Okay, yes I see what is going on here. Internally and during the compile process Scrivener uses MultiMarkdown to generate the HTML, but that detail should be largely invisible to you. In this case it is causing a problem though, because when you use the raw markup flag on a style, it passes the text through verbatim into the internal Markdown file used for processing. So that means three things:

  1. These lines you’ve got that have an amount of indenting applied to them end up being interpreted as code blocks, because prefixing a line with at least four spaces or one tab is how you mark code blocks in Markdown.
  2. The empty lines would mark the boundaries of these code blocks, as empty lines are how you separate block level elements.
  3. The line starting with a “#” character is interpreted as a heading.

So to the first problem, you’ll do best by removing the indenting, or at least making sure that the first line is at the beginning of the line. Indenting HTML in Markdown is okay, but only so long as there are no empty lines within the range, where the next line starts off indented. So for example:

<div>
    <p>This is fine...</p>

    <p>This is the first line of a new code block</p>
</div> <!-- This is outside of the code block. -->

The line starting with a “#” could be resolved by just moving it up to the previous line.

As for whether it’s truly a bug.

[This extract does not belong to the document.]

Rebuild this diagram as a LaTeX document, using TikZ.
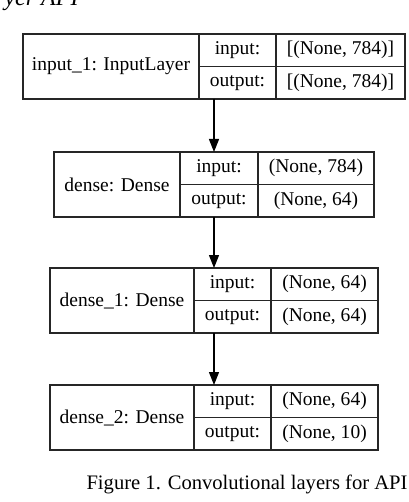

I don’t know if that’s right to say—it’s nice to be able to use Markdown to generate HTML if you want. It’s something worth better documenting though, as I don’t think that is mentioned anywhere.

Thank you very much for the explanation. Now that I know I would be able to massage the HTML. It does disturb me though since the HTML is marked as Raw HTML Block. To me this would be a literal copy of the RAW HTML Block and not process that code at all, but that is my opinion and I have no idea how the software is coded.

Thank you again Amber for all your help.